Penser l’actionnariat salarié comme un pansement ou une chape de plomb sur des relations sociales qui ne sont pas pacifiées. C’est un gros piège, parce que quand on touche aux questions d’argent, on touche à un sujet très émotionnel et parfois imprévisible pour les gens.

  • Par quoi commencer ?

D’abord créer du lien social au sein de l’entreprise, à l’aide de la communication interne. Il faut trouver le moyen de formuler et partager le projet d’entreprise. In fine, c’est cela que vont acheter les salariés s’ils deviennent actionnaires.

Mettre en place un intéressement et une participation si ce n’est pas déjà fait.

  • Quelle est votre prochaine étape dans l’association des salariés ?

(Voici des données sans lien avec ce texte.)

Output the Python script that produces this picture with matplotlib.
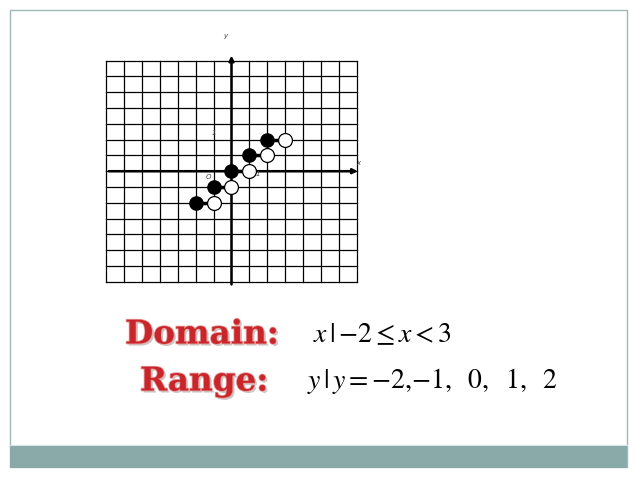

La gouvernance ! Comment faire entrer un peu de représentation des salariés dans un peu de gouvernance. On a commencé en intégrant les représentants du FCPE (des actionnaires). La pire erreur, je crois, serait de contraindre cette représentation par la loi. Si vous obligez chaque comité exécutif à intégrer des représentants des collaborateurs, ils vont rapidement se vider de leur substance et d’autres rendez-vous se créeront de facto. Tout cela prend du temps et le premier frein à lever, c’est le manque de formation de collaborateurs pour participer aux instances de gouvernance.